Weapons caches and operatives were even discovered in Bahrain and Kuwait, two countries where little Iranian influence was recognised prior to Rouhani's ascendency to the presidency.

And what has become of Iran's nuclear weapons programme? We really do not know. Since the Joint Comprehensive Plan of Action did not establish a truly rigorous inspections regime, we need to largely rely on the regime's cooperation. And with a long history of nuclear deception, that's worrying.

Rouhani himself was at one time in charge of negotiating with the West over the nuclear issue, and he openly bragged on state television about misleading international inspectors. In addition, Iran's development of ballistic missiles has continued unabated.

We are already facing consequences from all of this, and it makes Iran policy crucially important in the months ahead. Many of the refugees coming to Europe, as well as many of Europe's worst terror attacks have been an indirect consequence of Iran's regional actions. It was Iranian policies of sectarianism and brutality in Syria and Iraq that created a vacuum for ISIS and that continue to fuel that most barbaric of organisations.

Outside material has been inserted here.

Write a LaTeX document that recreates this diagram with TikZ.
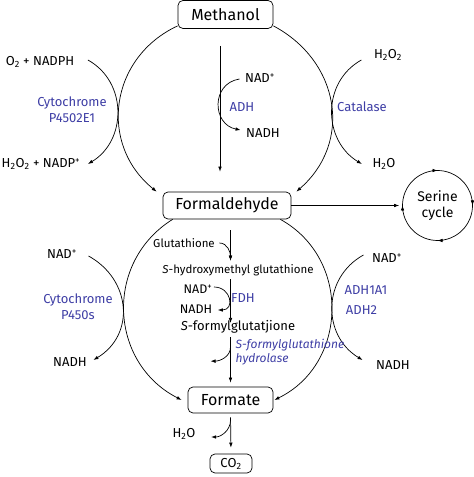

This has spawned both an increase in attacks in Europe as well as an unprecedented refugee crisis that extends across the continent. Here, strategically inept bureaucrats and fresh-faced politicians with little or no worldly experience embrace a policy of indifference in the face of an evil that infringes what are (or should I say "used to be") Western values and moral consciousness and again run counter to the history lesson briefly learned from the Neville Chamberlain debacle of last century.

These threats and consequences are what bring together some 100,000 people in Paris this July. The National Council of Resistance of Iran (NCRI) and its allies stand for more sensible policy and a "Free Iran". The coalition of Iranian opposition forces are led by a Muslim woman, Maryam Rajavi, who, for years, has strongly advocated and pressed for a tolerant interpretation of Islam as the antidote to Islamic extremism. Their message is clear, Iran has not moderated, and we cannot realistically expect to change Tehran's policies by making deals and ignoring reality.

Though change may not come overnight, this conference in Paris is both timely and important - a potentially crucial pointer in the right direction towards resolving to one of the most difficult and dangerous foreign policy issues of our time, namely Iran. It surely deserves greater strategic comprehension and attention from our Governments.